Conclusion on Improper Removal
In conclusion, the court determined that the removal of the case was improper due to the lack of unanimous consent from all defendants. The interconnected nature of the claims led the court to find that the federal claim was not separate and independent from the state law claims as required by § 1441(c). The court held that the City and County's failure to provide proper notice regarding the tax sale was intrinsically linked to the injury suffered by Plaintiff, thus reaffirming that all defendants' actions contributed to a single wrong. As a result, the court granted Mr. Ditto's motion to remand the case back to state court, upholding the principle of unanimous consent necessary for removal. This decision highlighted the importance of maintaining the integrity of procedural rules in the context of federal jurisdiction.

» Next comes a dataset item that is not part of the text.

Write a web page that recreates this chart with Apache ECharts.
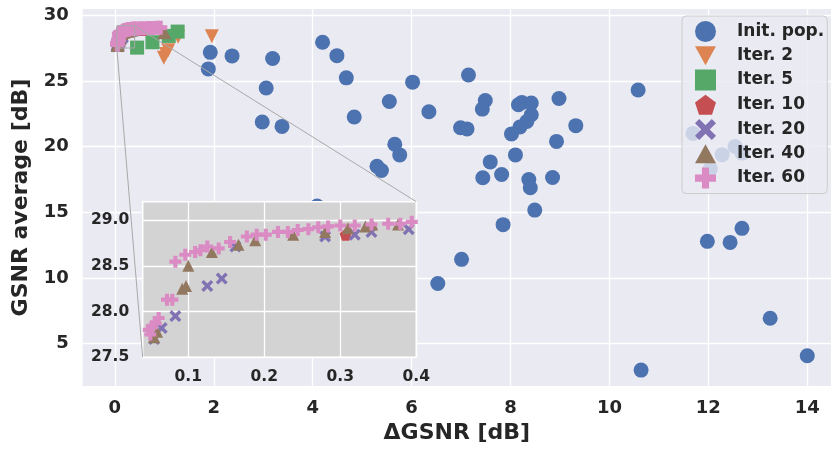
<!DOCTYPE html>
<html>
<head>
<meta charset="utf-8">
<script src="https://cdn.jsdelivr.net/npm/echarts@6/dist/echarts.min.js"></script>
<style>
  html, body { margin: 0; padding: 0; background: #fff; }
  #chart { width: 831px; height: 449px; }
</style>
</head>
<body>
<div id="chart"></div>
<script>
// data [ΔGSNR, GSNR average] ---------------------------------------
const initPop = [
    [1.93, 27.17], [1.89, 25.91], [2.37, 26.9], [3.19, 26.7], [3.06, 24.45], [2.98, 21.87], [3.38, 21.53],
    [4.20, 27.94], [4.49, 26.92], [4.68, 25.23], [6.02, 24.9], [7.15, 25.44], [5.55, 23.43], [4.84, 22.25],
    [6.35, 22.65], [7.49, 23.5], [7.43, 22.85], [6.99, 21.43], [7.12, 21.34], [8.23, 23.36], [8.42, 23.31],
    [8.16, 23.18], [8.42, 22.42], [8.33, 21.91], [8.19, 21.49], [8.02, 20.96], [8.98, 23.66], [9.32, 21.59],
    [8.93, 20.39], [8.10, 19.36], [7.59, 18.83], [7.44, 17.62], [7.82, 17.87], [8.37, 17.49], [8.40, 16.86],
    [8.85, 17.64], [8.49, 15.16], [7.85, 14.05], [7.01, 11.41], [6.53, 9.57], [5.66, 20.17], [5.76, 19.36],
    [5.30, 18.5], [5.39, 18.17], [4.09, 15.47], [10.58, 24.3], [10.64, 2.98], [11.98, 12.78], [12.44, 12.7],
    [12.68, 13.77], [13.25, 6.93], [14.0, 4.07], [11.69, 21.0], [12.28, 19.38], [12.54, 20.0], [12.68, 19.5],
    [12.04, 18.3]
];
const iter2 = [[1.96, 28.4], [1.28, 28.35], [1.08, 27.33], [1.03, 27.05], [0.99, 26.75]];
const iter5 = [[1.27, 28.75], [1.09, 28.42], [0.76, 27.94], [0.45, 27.53]];
const iter10 = [[0.307, 28.84], [0.55, 28.95]];
const iter20 = [
    [0.055, 27.7], [0.065, 27.82], [0.083, 27.95], [0.125, 28.28], [0.144, 28.36], [0.162, 28.71],
    [0.28, 28.82], [0.319, 28.84], [0.341, 28.87], [0.39, 28.9]
];
const iter40 = [
    [0.055, 27.72], [0.059, 27.78], [0.092, 28.25], [0.097, 28.28], [0.10, 28.5], [0.131, 28.65],
    [0.166, 28.73], [0.188, 28.78], [0.238, 28.84], [0.28, 28.87], [0.31, 28.91], [0.333, 28.93],
    [0.342, 28.95], [0.376, 28.95], [1.0, 28.7]
];
const iter60 = [
    [0.048, 27.8], [0.05, 27.75], [0.052, 27.84], [0.057, 27.87], [0.061, 27.93], [0.072, 28.13],
    [0.079, 28.13], [0.083, 28.545], [0.096, 28.62], [0.109, 28.65], [0.116, 28.67], [0.125, 28.71],
    [0.14, 28.69], [0.155, 28.76], [0.177, 28.82], [0.19, 28.84], [0.202, 28.84], [0.218, 28.87],
    [0.231, 28.87], [0.244, 28.89], [0.258, 28.9], [0.271, 28.92], [0.284, 28.93], [0.30, 28.94],
    [0.319, 28.94], [0.341, 28.95], [0.363, 28.96], [0.379, 28.96], [0.394, 28.98],
    [0.45, 28.98], [0.52, 29.0], [0.6, 29.0], [0.68, 29.02], [0.76, 29.03], [0.85, 29.04], [0.92, 29.05]
];

const seriesNames = ['Init. pop.', 'Iter. 2', 'Iter. 5', 'Iter. 10', 'Iter. 20', 'Iter. 40', 'Iter. 60'];
const seriesData = [initPop, iter2, iter5, iter10, iter20, iter40, iter60];
const colors = ['#4C72B0', '#DD8452', '#55A868', '#C44E52', '#8172B3', '#937860', '#DA8BC3'];
const symbols = [
    'circle',
    'path://M0,0L100,0L50,90Z',
    'rect',
    'path://M50,0L97.6,34.5L79.4,90.5L20.6,90.5L2.4,34.5Z',
    'path://M20,0L50,30L80,0L100,20L70,50L100,80L80,100L50,70L20,100L0,80L30,50L0,20Z',
    'path://M50,0L100,90L0,90Z',
    'path://M33,0H67V33H100V67H67V100H33V67H0V33H33Z'
];

const mainXTicks = [0, 2, 4, 6, 8, 10, 12, 14];
const mainYTicks = [5, 10, 15, 20, 25, 30];
const insetXTicks = [0.1, 0.2, 0.3, 0.4];
const insetYTicks = [27.5, 28.0, 28.5, 29.0];
const insetXRange = [0.04, 0.4];
const insetYRange = [27.5, 29.2];

const font = 'DejaVu Sans';
const ink = '#262626';

const chart = echarts.init(document.getElementById('chart'));

const axisCommon = (ticks, fontSize, margin, fmt) => ({
    axisLine: {show: false},
    axisTick: {show: false, customValues: ticks},
    axisLabel: {
        customValues: ticks, color: ink, fontFamily: font, fontWeight: 'bold',
        fontSize: fontSize, margin: margin, formatter: fmt
    },
    splitLine: {show: true, lineStyle: {color: '#ffffff', width: 1.3}}
});

const series = [];
seriesData.forEach((data, i) => {
    series.push({
        name: seriesNames[i], type: 'scatter', xAxisIndex: 0, yAxisIndex: 0,
        data: data, symbol: symbols[i], symbolSize: i === 0 ? 15 : 14,
        itemStyle: {color: colors[i], opacity: 1}, z: 2, animation: false
    });
});
// inset lives on its own layer so it covers the main markers
seriesData.forEach((data, i) => {
    if (i === 0) return;
    series.push({
        name: seriesNames[i], type: 'scatter', xAxisIndex: 1, yAxisIndex: 1,
        data: data, symbol: symbols[i], symbolSize: 12,
        itemStyle: {color: colors[i], opacity: 1}, zlevel: 1, z: 3, clip: true, animation: false
    });
});

chart.setOption({
    animation: false,
    textStyle: {fontFamily: font},
    grid: [
        {left: 82.7, top: 9, right: 0, bottom: 62, show: true, backgroundColor: '#EAEAF2', borderWidth: 0},
        {left: 142.7, top: 201.7, width: 273.6, height: 155.6, show: true, backgroundColor: '#D3D3D3',
            borderColor: '#ffffff', borderWidth: 1.5, zlevel: 1, z: 0}
    ],
    xAxis: [
        Object.assign({
            gridIndex: 0, type: 'value', min: -0.65, max: 14.48,
            name: 'ΔGSNR [dB]', nameLocation: 'middle', nameGap: 35,
            nameTextStyle: {color: ink, fontFamily: font, fontWeight: 'bold', fontSize: 22}
        }, axisCommon(mainXTicks, 18, 13, v => String(v))),
        Object.assign({
            gridIndex: 1, type: 'value', min: insetXRange[0], max: insetXRange[1], zlevel: 1, z: 1
        }, axisCommon(insetXTicks, 15.5, 12, v => v.toFixed(1)))
    ],
    yAxis: [
        Object.assign({
            gridIndex: 0, type: 'value', min: 1.76, max: 30.47,
            name: 'GSNR average [dB]', nameLocation: 'middle', nameGap: 47,
            nameTextStyle: {color: ink, fontFamily: font, fontWeight: 'bold', fontSize: 22}
        }, axisCommon(mainYTicks, 18, 14, v => String(v))),
        Object.assign({
            gridIndex: 1, type: 'value', min: insetYRange[0], max: insetYRange[1], zlevel: 1, z: 1
        }, axisCommon(insetYTicks, 15.5, 13.5, v => v.toFixed(1)))
    ],
    legend: {
        orient: 'vertical', left: 682, top: 16,
        itemWidth: 21, itemHeight: 21, itemGap: 4.3,
        padding: [5, 3, 5, 13],
        backgroundColor: 'rgba(234,234,242,0.8)', borderColor: '#cccccc', borderWidth: 1, borderRadius: 4,
        textStyle: {color: ink, fontFamily: font, fontWeight: 'bold', fontSize: 17, padding: [0, 0, 0, 16]},
        data: seriesNames.map((n, i) => ({name: n, icon: symbols[i]})),
        selectedMode: false
    },
    series: series
});

// zoom indicator and connector lines ---------------------------------
const mBL = chart.convertToPixel({gridIndex: 0}, [insetXRange[0], insetYRange[0]]);
const mTR = chart.convertToPixel({gridIndex: 0}, [insetXRange[1], insetYRange[1]]);
const iBL = chart.convertToPixel({gridIndex: 1}, [insetXRange[0], insetYRange[0]]);
const iTR = chart.convertToPixel({gridIndex: 1}, [insetXRange[1], insetYRange[1]]);
const grayLine = {stroke: '#a8a8a8', lineWidth: 1, fill: null};

chart.setOption({
    graphic: [
        {type: 'rect', zlevel: 1, z: 0, silent: true,
            shape: {x: mBL[0], y: mTR[1], width: mTR[0] - mBL[0], height: mBL[1] - mTR[1]}, style: grayLine},
        {type: 'line', zlevel: 1, z: 0, silent: true,
            shape: {x1: mBL[0], y1: mBL[1], x2: iBL[0], y2: iBL[1]}, style: grayLine},
        {type: 'line', zlevel: 1, z: 0, silent: true,
            shape: {x1: mTR[0], y1: mTR[1], x2: iTR[0], y2: iTR[1]}, style: grayLine}
    ]
});
</script>
</body>
</html>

Implications of the Ruling
The ruling underscored the significance of the rule of unanimity in removal cases and clarified the interpretation of "separate and independent" claims under § 1441(c). By reinforcing the requirement for all defendants' consent, the court aimed to prevent unilateral removals that could disrupt the balance of state and federal judicial authority. The decision also served to remind litigants of the need for clear delineation between federal and state claims if they wish to pursue removals without unanimous consent. Furthermore, the court's analysis illustrated the complexities involved in cases with multiple defendants, particularly regarding how intertwined actions can affect jurisdictional determinations. Ultimately, this ruling provided guidance for future cases involving similar procedural issues and claims arising from a connected set of facts.